* **Job**
Strip the pictures and reproduce the rest of the listing exactly.

* **Records**

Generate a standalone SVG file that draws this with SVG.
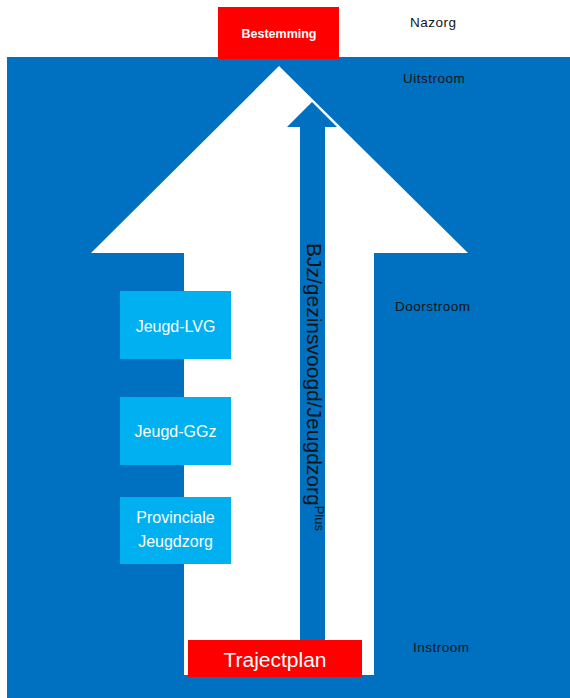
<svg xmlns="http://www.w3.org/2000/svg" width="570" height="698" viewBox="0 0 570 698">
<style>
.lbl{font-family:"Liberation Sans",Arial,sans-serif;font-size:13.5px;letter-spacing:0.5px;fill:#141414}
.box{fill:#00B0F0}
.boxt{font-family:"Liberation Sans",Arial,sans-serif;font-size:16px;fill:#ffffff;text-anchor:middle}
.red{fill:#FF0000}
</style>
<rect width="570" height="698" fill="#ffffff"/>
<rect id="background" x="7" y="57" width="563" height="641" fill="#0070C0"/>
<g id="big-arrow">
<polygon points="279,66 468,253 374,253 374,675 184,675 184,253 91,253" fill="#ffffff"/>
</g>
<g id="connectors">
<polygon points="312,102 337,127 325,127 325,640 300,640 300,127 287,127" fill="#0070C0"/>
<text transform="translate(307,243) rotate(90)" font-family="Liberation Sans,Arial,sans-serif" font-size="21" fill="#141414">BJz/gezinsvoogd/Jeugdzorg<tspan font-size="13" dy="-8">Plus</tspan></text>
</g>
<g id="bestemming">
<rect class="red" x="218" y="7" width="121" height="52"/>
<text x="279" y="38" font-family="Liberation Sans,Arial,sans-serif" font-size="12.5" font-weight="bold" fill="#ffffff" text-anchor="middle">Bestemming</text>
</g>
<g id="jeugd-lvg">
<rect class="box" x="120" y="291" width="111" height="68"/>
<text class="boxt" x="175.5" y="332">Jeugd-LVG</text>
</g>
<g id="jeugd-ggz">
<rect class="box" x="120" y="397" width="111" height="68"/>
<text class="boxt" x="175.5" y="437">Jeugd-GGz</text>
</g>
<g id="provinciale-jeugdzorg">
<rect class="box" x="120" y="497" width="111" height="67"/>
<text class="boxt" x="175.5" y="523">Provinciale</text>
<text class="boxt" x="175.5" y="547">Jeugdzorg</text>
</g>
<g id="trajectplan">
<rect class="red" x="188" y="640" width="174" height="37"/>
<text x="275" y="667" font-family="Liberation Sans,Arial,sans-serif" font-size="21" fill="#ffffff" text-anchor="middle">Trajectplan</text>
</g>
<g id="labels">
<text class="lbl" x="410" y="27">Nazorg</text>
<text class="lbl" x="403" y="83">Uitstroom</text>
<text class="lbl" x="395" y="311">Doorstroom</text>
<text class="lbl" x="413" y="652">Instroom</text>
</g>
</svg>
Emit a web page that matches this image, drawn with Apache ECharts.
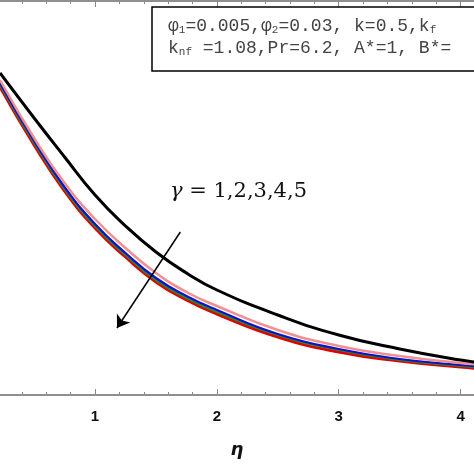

* **Exercise output**
Generate a standalone SVG file that draws this with SVG.
<svg xmlns="http://www.w3.org/2000/svg" width="570" height="698" viewBox="0 0 570 698">
<style>
.lbl{font-family:"Liberation Sans",Arial,sans-serif;font-size:13.5px;letter-spacing:0.5px;fill:#141414}
.box{fill:#00B0F0}
.boxt{font-family:"Liberation Sans",Arial,sans-serif;font-size:16px;fill:#ffffff;text-anchor:middle}
.red{fill:#FF0000}
</style>
<rect width="570" height="698" fill="#ffffff"/>
<rect id="background" x="7" y="57" width="563" height="641" fill="#0070C0"/>
<g id="big-arrow">
<polygon points="279,66 468,253 374,253 374,675 184,675 184,253 91,253" fill="#ffffff"/>
</g>
<g id="connectors">
<polygon points="312,102 337,127 325,127 325,640 300,640 300,127 287,127" fill="#0070C0"/>
<text transform="translate(307,243) rotate(90)" font-family="Liberation Sans,Arial,sans-serif" font-size="21" fill="#141414">BJz/gezinsvoogd/Jeugdzorg<tspan font-size="13" dy="-8">Plus</tspan></text>
</g>
<g id="bestemming">
<rect class="red" x="218" y="7" width="121" height="52"/>
<text x="279" y="38" font-family="Liberation Sans,Arial,sans-serif" font-size="12.5" font-weight="bold" fill="#ffffff" text-anchor="middle">Bestemming</text>
</g>
<g id="jeugd-lvg">
<rect class="box" x="120" y="291" width="111" height="68"/>
<text class="boxt" x="175.5" y="332">Jeugd-LVG</text>
</g>
<g id="jeugd-ggz">
<rect class="box" x="120" y="397" width="111" height="68"/>
<text class="boxt" x="175.5" y="437">Jeugd-GGz</text>
</g>
<g id="provinciale-jeugdzorg">
<rect class="box" x="120" y="497" width="111" height="67"/>
<text class="boxt" x="175.5" y="523">Provinciale</text>
<text class="boxt" x="175.5" y="547">Jeugdzorg</text>
</g>
<g id="trajectplan">
<rect class="red" x="188" y="640" width="174" height="37"/>
<text x="275" y="667" font-family="Liberation Sans,Arial,sans-serif" font-size="21" fill="#ffffff" text-anchor="middle">Trajectplan</text>
</g>
<g id="labels">
<text class="lbl" x="410" y="27">Nazorg</text>
<text class="lbl" x="403" y="83">Uitstroom</text>
<text class="lbl" x="395" y="311">Doorstroom</text>
<text class="lbl" x="413" y="652">Instroom</text>
</g>
</svg>
Emit a web page that matches this image, drawn with Apache ECharts.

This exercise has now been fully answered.